One trick used by professional chocolatiers is the addition of an "invert sugar" like corn syrup or honey. Just a tablespoon. It adds a glossy finish and a slight chewiness that keeps the fudge from feeling like a solid block of chocolate. It makes it feel like candy.
Storage Secrets (The Fridge is Your Enemy)
Stop putting your fudge in the fridge. Seriously.
Cold temperatures suck the moisture out of the fudge and dull the flavor of the cacao. Chocolate is best experienced at room temperature, where the fats can melt on your tongue instantly. If you store it in the fridge, you're eating a cold, hard brick.
Instead, wrap it tightly in parchment paper—not plastic wrap, which can make it "sweat"—and put it in an airtight container in a cool, dark pantry. It’ll stay perfect for two weeks. If you’re keeping it longer than that, you either have incredible willpower or you made too much. In that case, you can freeze it, but you have to thaw it slowly in the fridge first, then bring it to room temperature before opening the container. This prevents condensation from forming directly on the fudge's surface.
Actionable Steps for Your Next Batch
If you want to make the best version of this possible, stop treating it like a secondary dessert. Treat it like a science project.
- Check your ingredients. If your chocolate chips have been in the back of the pantry since the last solar eclipse, they've probably bloomed (that white powdery stuff). They’re still safe, but the texture will be off. Buy fresh.
- Toast your inclusions. If you’re adding nuts, toast them in a 350°F oven for 8 minutes. Raw walnuts in fudge taste like wet paper. Toasted walnuts taste like a premium experience.
- Use a parchment sling. Don't just grease the pan. Cut a strip of parchment paper that hangs over two sides. This allows you to lift the entire block of fudge out at once so you can get clean, sharp cuts with a warm knife.
- The Warm Knife Trick. Run your knife under hot water, wipe it dry, and make one long cut. Wipe the knife clean and repeat. This is how you get those perfect, "Instagram-ready" cubes instead of jagged chunks.

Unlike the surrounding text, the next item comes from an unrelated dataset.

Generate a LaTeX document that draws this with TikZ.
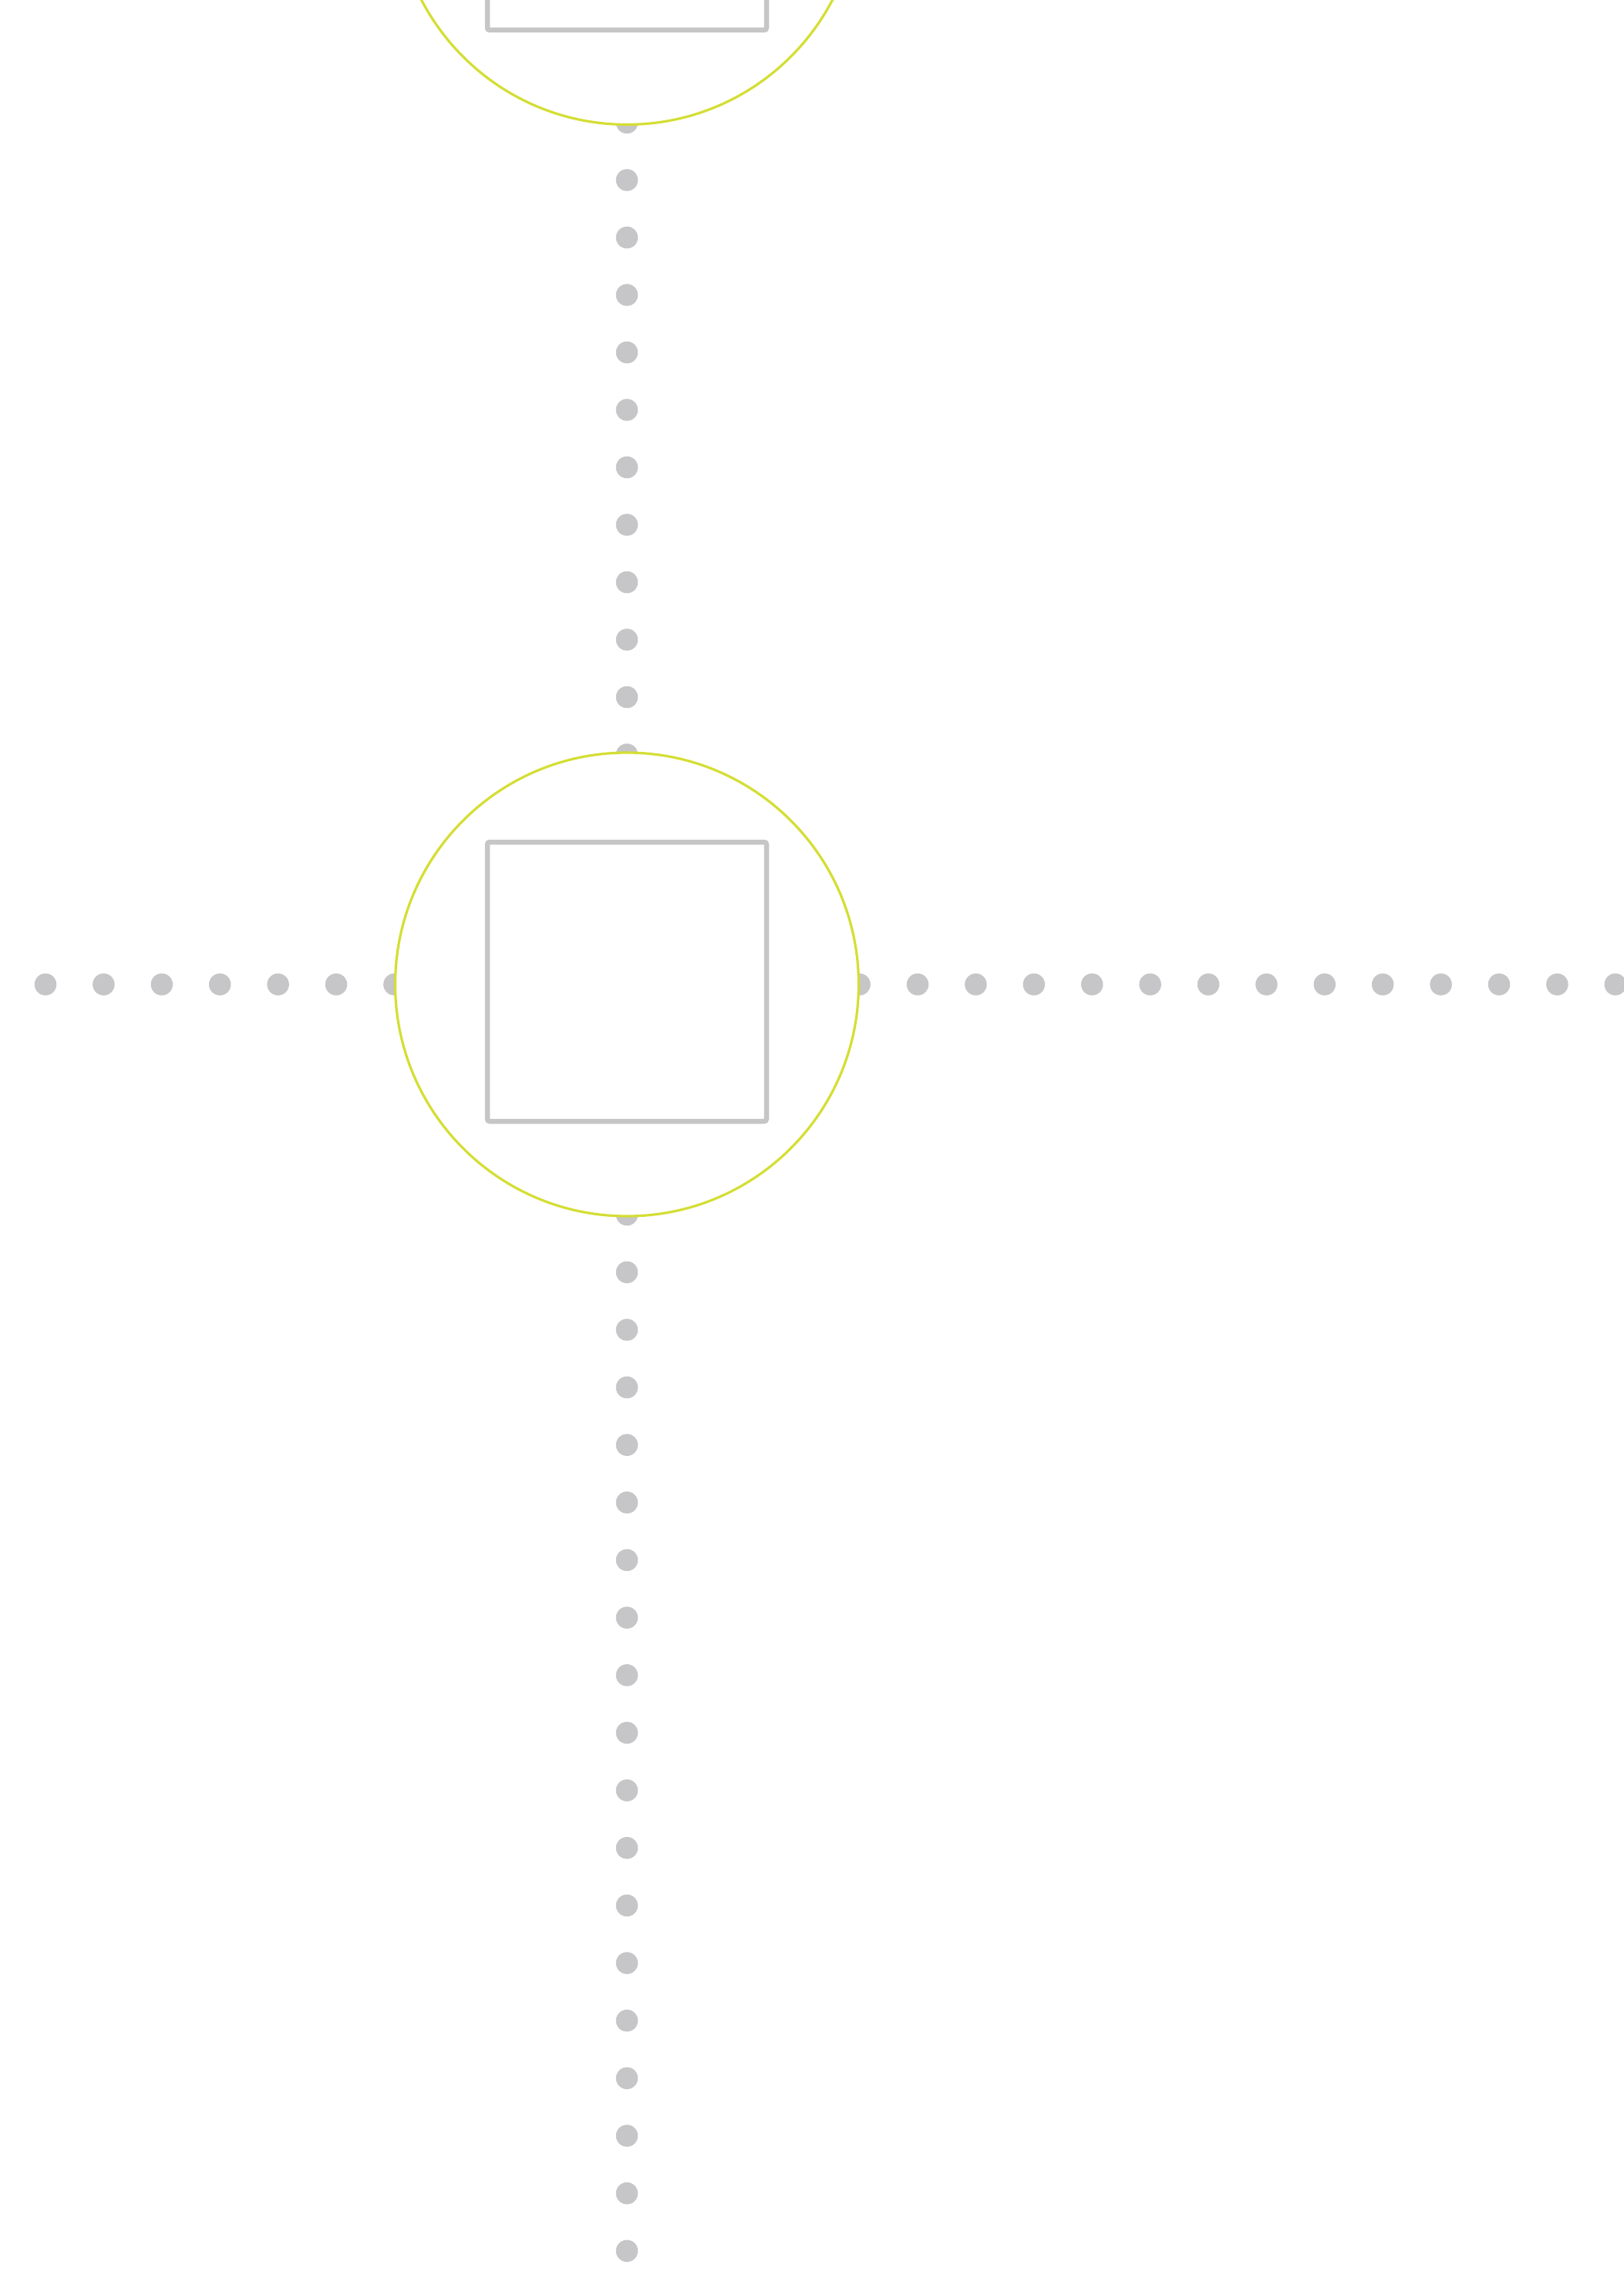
\documentclass[tikz,border=0pt]{standalone}
\usetikzlibrary{backgrounds}
\definecolor{ringcol}{RGB}{212,222,52}
\definecolor{dotcol}{RGB}{198,198,200}
\definecolor{boxcol}{RGB}{198,198,198}
\tikzset{
  ring/.style={circle, draw=ringcol, line width=0.32mm, fill=white, minimum size=60.1mm, inner sep=0pt},
  squarebox/.style={rectangle, draw=boxcol, line width=0.65mm, rounded corners=0.3mm, minimum size=36.2mm, inner sep=0pt},
  dotchainv/.style={draw=dotcol, line width=2.85mm, line cap=round, dash pattern=on 0pt off 7.45mm},
  dotchainlow/.style={draw=dotcol, line width=2.85mm, line cap=round, dash pattern=on 0pt off 7.465mm},
  dotchainh/.style={draw=dotcol, line width=2.85mm, line cap=round, dash pattern=on 0pt off 7.54mm}
}
\begin{document}
\begin{tikzpicture}[x=0.1mm,y=-0.1mm]
\useasboundingbox (0,0) rectangle (2105,2976);
\clip (0,0) rectangle (2105,2976);
% rings
\node[ring] (c0) at (813,-139) {};
\node[ring] (c1) at (813,1276.5) {};
% inner squares
\node[squarebox] (s0) at (813,-142) {};
\node[squarebox] (s1) at (813,1273) {};
% free ends of the dotted chains
\coordinate (vb) at (813,2920);
\coordinate (hl) at (59,1276.5);
\coordinate (hr) at (2095,1276.5);
\begin{pgfonlayer}{background}
\draw[dotchainv] (c0.center) -- (c1.center);
\draw[dotchainlow] (c1.center) -- (vb);
\draw[dotchainh] (hl) -- (c1.center) -- (hr);
\end{pgfonlayer}
\end{tikzpicture}
\end{document}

The beauty of fudge with chocolate chips is that it bridges the gap between high-end confectionery and home-style comfort. It doesn't require a degree in chemistry, but it rewards those who pay attention to the details. Go buy a bag of the good chips—the dark, 60% cacao stuff—and a can of full-fat condensed milk. Forget the thermometer. Just watch the texture. When it goes from liquid to a thick, heavy velvet, you're there.